EN : Ce que je trouve intéressant, c’est que ce n’est jamais un personnage qui subit. Ce n’est pas une victime, elle fait ses propres choix.

KQ : Oui, ça c’était super important ! Dès le départ, ça nous a guidé. A aucun moment il ne fallait qu’elle soit passive. C’est plutôt un personnage qui décide, et parfois même qui décide dans les ellipses du film. C’est ça qui vraiment construit le romanesque autour d’elle : elle n’a jamais attendu le spectateur pour prendre une décision. On découvre qu’elle est enceinte quand elle a déjà fait le choix de garder l’enfant. On découvre qu’elle a disparu avec le garçon qu’elle a rencontré. Elle ne nous attend pas pour prendre les décisions importantes de sa vie. Le seul moment où on est vraiment là en temps réel quand elle décide quelque chose, c’est à la douane, quand elle dénonce son compagnon, ce qui est vraiment le point d’orgue de la fin du film. C’est le seul moment où, en temps réel, on la voit prendre une décision.

EN : Alors justement, comment vous est venue l’idée de cette construction hyper elliptique ?

KQ : Dès le début, on avait ce fantasme de raconter une saga. Le biopic, la saga, ce sont des structures d’écriture qui me passionnent. Très vite on a décidé qu’on voulait construire un récit sur 25 ans. Au départ, on avait une matière de film qui faisait plus de 4h. Quand j’ai vraiment décidé que ce serait un film de cinéma et qu’il ne pourrait pas faire plus de 2h sous peine de ne pas sortir en salle, évidemment, il est apparu qu’il faudrait le couper. Très vite, on s’est dit : « la coupe, on ne va pas en faire une contrainte, on va en faire une force. L’esthétique du film va être dans ces coupes. Le hors-champ va être aussi puissant que le champ. C’est ça qui était passionnant tout le temps : se dire « qu’est-ce qu’on montre ? Qu’est-ce qu’on ne montre pas ? » Et très souvent, ce qu’on ne montrait pas pouvait être plus important que ce qu’on montrait.

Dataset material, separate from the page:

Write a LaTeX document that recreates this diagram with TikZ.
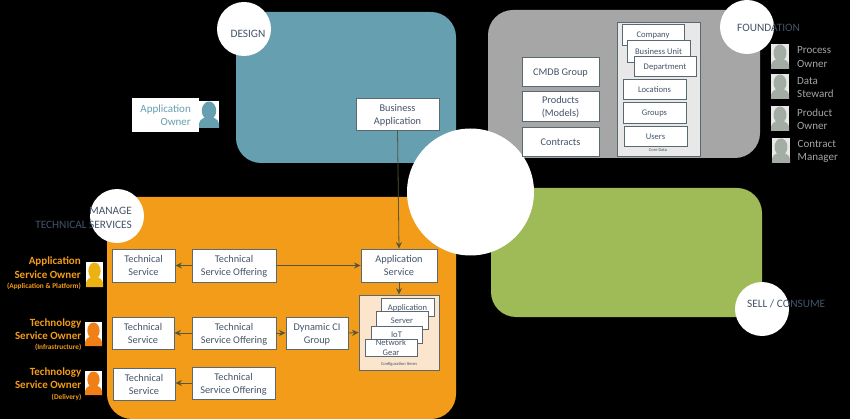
\documentclass[tikz,border=0pt]{standalone}
\usepackage{fontspec}
\setmainfont{Carlito}
\usetikzlibrary{arrows.meta}
\definecolor{txt}{HTML}{44546A}
\definecolor{edgeC}{HTML}{5A6870}
\definecolor{teal1}{HTML}{669FB0}
\definecolor{gray1}{HTML}{A6A6A6}
\definecolor{green1}{HTML}{9FBB58}
\definecolor{orange1}{HTML}{F39C19}
\definecolor{peach}{HTML}{FBE5CD}
\definecolor{core}{HTML}{E8E8E8}
\definecolor{arrowC}{HTML}{55563A}
\definecolor{yellowP}{HTML}{EDB111}
\definecolor{orangeP}{HTML}{F07F16}
\definecolor{grayP}{HTML}{A3ADA4}
\definecolor{ownerT}{HTML}{F39C19}
\definecolor{grayT}{HTML}{A5A5A5}
\tikzset{
  panel/.style={rounded corners=25pt},
  whitebox/.style={draw=edgeC,line width=0.9pt,fill=white,text=txt,inner sep=0pt,font=\fontsize{10.3}{13}\selectfont},
  tinybox/.style={whitebox,font=\fontsize{8.6}{10}\selectfont},
  badge/.style={fill=white,draw=none},
  heading/.style={text=txt,font=\fontsize{11.3}{14}\selectfont,inner sep=0pt},
  owner/.style={text=ownerT,align=right,anchor=east,inner sep=0pt,font=\bfseries\fontsize{11}{13.5}\selectfont},
  ownersmall/.style={owner,font=\bfseries\fontsize{7.3}{8}\selectfont},
  foundperson/.style={text=grayT,align=left,anchor=west,inner sep=0pt,font=\fontsize{11}{13.5}\selectfont},
  flow/.style={draw=arrowC,line width=0.8pt,-{Stealth[length=6.5pt,width=6pt]}},
}
% #1 left, #2 top, #3 width, #4 height, #5 colour, #6 background
\newcommand{\personicon}[6]{%
  \fill[#6] (#1,#2) rectangle ++(#3,#4);
  \fill[#5] ({#1+0.5*#3},{#2+0.36*#4}) ellipse ({0.36*#3} and {0.34*#4});
  \fill[#5] (#1,{#2+#4}) -- (#1,{#2+0.84*#4}) .. controls ({#1+0.05*#3},{#2+0.66*#4}) and ({#1+0.25*#3},{#2+0.6*#4}) .. ({#1+0.5*#3},{#2+0.6*#4}) .. controls ({#1+0.75*#3},{#2+0.6*#4}) and ({#1+0.95*#3},{#2+0.66*#4}) .. ({#1+#3},{#2+0.84*#4}) -- ({#1+#3},{#2+#4}) -- cycle;
}
% [style] name, left, top, right, bottom, text
\newcommand{\bx}[7][whitebox]{%
  \node[#1,minimum width={(#5-#3)*1pt},minimum height={(#6-#4)*1pt}] (#2) at ({(#3+#5)/2},{(#4+#6)/2}) {\raisebox{-3.6pt}[0pt][0pt]{\begin{tabular}{@{}c@{}}#7\end{tabular}}};
}
\begin{document}
\begin{tikzpicture}[x=1pt,y=-1pt]
\useasboundingbox (0,0) rectangle (850,419);
\fill[black] (0,0) rectangle (850,419);
% panels
\fill[teal1,panel] (236,12) rectangle (456,163);
\fill[gray1,panel] (488,10) rectangle (760,158);
\fill[green1,panel] (491,188) rectangle (762,317);
\fill[orange1,panel] (107,197) rectangle (456,419);
% circles
\node[badge,circle,minimum size=127pt,inner sep=0pt] (hub) at (470.5,192) {};
\node[badge,circle,minimum size=54pt,inner sep=0pt] (cdesign) at (244,29) {};
\node[badge,circle,minimum size=54pt,inner sep=0pt] (cfound) at (747,27) {};
\node[badge,circle,minimum size=54pt,inner sep=0pt] (cmanage) at (117,216) {};
\node[badge,circle,minimum size=54pt,inner sep=0pt] (csell) at (762,309) {};
% headings
\node[heading] (hdesign) at (248,34) {DESIGN};
\node[heading,anchor=west] (hfound) at (737,28) {FOUNDATION};
\node[heading,anchor=west] (hsell) at (747,303.5) {SELL / CONSUME};
\node[heading,anchor=east] (hm1) at (132,211) {MANAGE};
\node[heading,anchor=east] (hm2) at (132,225) {TECHNICAL SERVICES};
% application owner
\node[fill=white,minimum width=67pt,minimum height=34pt,inner sep=0pt] (aobox) at (165.5,115) {};
\node[text=teal1,align=right,anchor=east,inner sep=0pt,font=\fontsize{11}{13.5}\selectfont] (aotext) at (191,115) {Application\\Owner};
\personicon{199}{101}{20}{27}{teal1}{white}
% design
\bx{ba}{356}{98}{439}{130}{Business\\Application}
% foundation left
\bx{cmdb}{522}{57}{599}{86}{CMDB Group}
\bx{prod}{522}{91}{599}{121}{Products\\(Models)}
\bx{contr}{522}{127}{599}{156}{Contracts}
% core data
\node[draw=edgeC,line width=0.9pt,fill=core,minimum width=83pt,minimum height=134pt,inner sep=0pt] (core) at (658.5,89) {};
\bx[tinybox]{comp}{622}{24}{684}{45}{Company}
\bx[tinybox]{bu}{627}{40}{690}{62}{Business Unit}
\bx[tinybox]{dept}{634}{56}{696}{76}{Department}
\bx[tinybox]{loc}{623}{79}{686}{99}{Locations}
\bx[tinybox]{grp}{623}{102}{686}{123}{Groups}
\bx[tinybox]{usr}{624}{126}{687}{146}{Users}
\node[text=txt,inner sep=0pt,font=\fontsize{4.5}{5}\selectfont] (corelbl) at (658,150.5) {Core Data};
% foundation persons
\personicon{771}{44}{18}{25}{grayP}{core}
\personicon{771}{74}{18}{25}{grayP}{core}
\personicon{771}{106}{18}{25}{grayP}{core}
\personicon{772}{138}{18}{25}{grayP}{core}
\node[foundperson] (p1) at (797,57) {Process\\Owner};
\node[foundperson] (p2) at (797,87.5) {Data\\Steward};
\node[foundperson] (p3) at (797,119) {Product\\Owner};
\node[foundperson] (p4) at (797.5,151.5) {Contract\\Manager};
% manage boxes
\bx{ts1}{112}{249}{175}{282}{Technical\\Service}
\bx{tso1}{192}{249}{276}{282}{Technical\\Service Offering}
\bx{appsvc}{361}{249}{437}{282}{Application\\Service}
\bx{ts2}{112}{317}{174}{349}{Technical\\Service}
\bx{tso2}{192}{317}{276}{349}{Technical\\Service Offering}
\bx{dyn}{286}{317}{348}{349}{Dynamic CI\\Group}
\bx{ts3}{113}{368}{175}{400}{Technical\\Service}
\bx{tso3}{192}{367}{275}{399}{Technical\\Service Offering}
% configuration items
\node[draw=edgeC,line width=0.9pt,fill=peach,minimum width=80pt,minimum height=75pt,inner sep=0pt] (cfg) at (399,332.5) {};
\bx[tinybox]{ci1}{381}{298}{434}{316}{Application}
\bx[tinybox]{ci2}{376}{311}{428}{329}{Server}
\bx[tinybox]{ci3}{371}{326}{422}{343}{IoT}
\bx[tinybox]{ci4}{365}{339}{417}{356}{Network\\Gear}
\node[text=txt,inner sep=0pt,font=\fontsize{4.5}{5}\selectfont] (cfglbl) at (399,364) {Configuration Items};
% connectors
\draw[flow] (ba.south) -- (appsvc.north);
\draw[flow] (appsvc.south) -- (cfg.north);
\draw[flow] (tso1.west) -- (ts1.east);
\draw[flow] (tso1.east) -- (appsvc.west);
\draw[flow] (tso2.west) -- (ts2.east);
\draw[flow] (tso2.east) -- (dyn.west);
\draw[flow] (dyn.east) -- (cfg.west);
\draw[flow] (tso3.west) -- (ts3.east |- tso3.west);
% service owners
\personicon{86}{262}{17}{25}{yellowP}{white}
\personicon{85}{322}{17}{24}{orangeP}{white}
\personicon{85}{371}{17}{24}{orangeP}{white}
\node[owner] (o1) at (81,267.5) {Application\\Service Owner};
\node[ownersmall] (o1s) at (81,286) {(Application \& Platform)};
\node[owner] (o2) at (81.5,329) {Technology\\Service Owner};
\node[ownersmall] (o2s) at (81.5,347.5) {(Infrastructure)};
\node[owner] (o3) at (81.5,378) {Technology\\Service Owner};
\node[ownersmall] (o3s) at (81.5,397) {(Delivery)};
\end{tikzpicture}
\end{document}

On s’est beaucoup appuyé sur l’idée que les événements les plus communs, que tout le monde a pu appréhender, vivre ou observer autour de lui, pourraient être dans le noir, parce que le spectateur pourrait s’appuyer sur son vécu pour l’intégrer. Comme ça, nous, on pourrait se concentrer sur autre chose qui pourrait plus paraître de l’ordre du détail et qui du coup allait être plus riche, plus intrigant, plus cinématographique. Et c’est clair que c’est une structure particulière et qui peut être déroutante pour les spectateurs, parce que ça demande d’être extrêmement actif devant le film. C’est-à-dire qu’on se trouve dans du noir, on ne sait pas quand on retombe dans le film à quelle époque on est, ce n’est pas le passage qu’on imaginait qui prend la suite… Voilà, le film est constamment comme ça : construit pour nous surprendre. Ca fait partie du fait qu’on est très pris dans l’histoire. A partir du moment où on marche dans un film, ça demande un investissement très fort.

EN : Par exemple, il n’y a aucun repère temporel, pas de dates…

KQ : Ca c’est un vrai choix. Je ne voulais absolument pas faire un film de reconstitution. Ca ne m’intéresse pas du tout. Je n’ai pas envie qu’on se dise : « ah, tiens ! On est en 88 ! » Ce que je veux, c’est qu’on sente que le temps passe. Ca, c’est extrêmement important. Je voulais qu’on soit dans un ressenti de ça, pas dans une représentation de l’époque et du temps. Donc évidemment ça passe par des détails et par des atmosphères. Ca va se jouer à un Minitel qui est dans le fond du plan, une matière de rideau, un type de vêtement qu’on a tous porté… Mais ce que je voulais, c’est qu’on ne se pose aucune question là-dessus. Que ça coule de manière fluide et je dirais, d’une manière générale, il fallait que le film soit un souffle. C’était aussi une condition : que ces 20 ans passent comme ça. Comme dans la vie, quand le temps nous échappe.